For years now, local authorities, schools and voluntary groups have been complaining vociferously about governments of all political hues for their dirigiste regimes. The setting of detailed top-down targets, leaving little room for local manoeuvre, was anathema. It was high time councils were allowed to respond to their own priorities within a national framework based on broad objectives.
What a difference time, or a general election, makes. We now have, under an SNP administration, exactly what local leaders have been demanding: an end to ring-fenced pots of money covering a bewildering series of national initiatives, along with local autonomy for authorities to find their own way towards a looser collection of agreed indicators and targets.

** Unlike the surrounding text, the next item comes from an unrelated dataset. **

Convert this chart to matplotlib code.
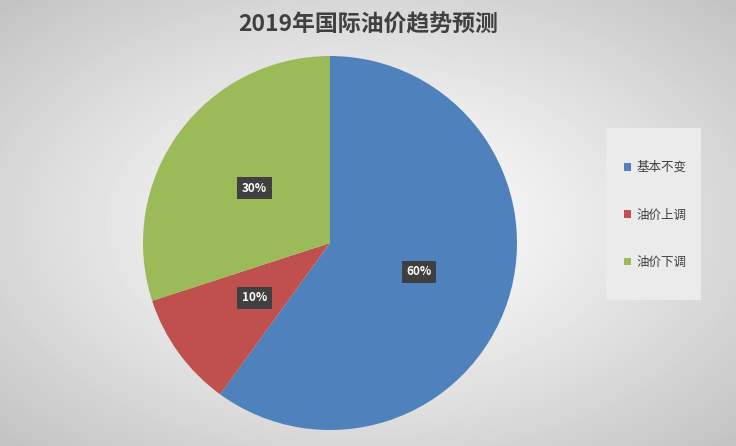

This means that previously protected activities will have to fight for their share of the cash - or, to put it another way, local priorities will be determined locally. Gosh! Some who demanded local freedoms now want protection from local freedoms, as our news pages have demonstrated in recent weeks. Of course, there will be anomalies: programmes such as Determined to Succeed will continue to be ring-fenced next year, while others such as the teacher induction scheme and the attainment of looked after children will not. But anomalies can be ironed out.
So, it's "make your mind up" time: local decision-making with policy variations or national diktats with policy uniformity? As Peter Peacock writes on this page, "command and control" is not the way forward - even if that means every single P1-3 class in every single hamlet is not reduced to 18 on the stroke of midnight by some arbitrary date. If the results prove unacceptable, there's something called the local electorate.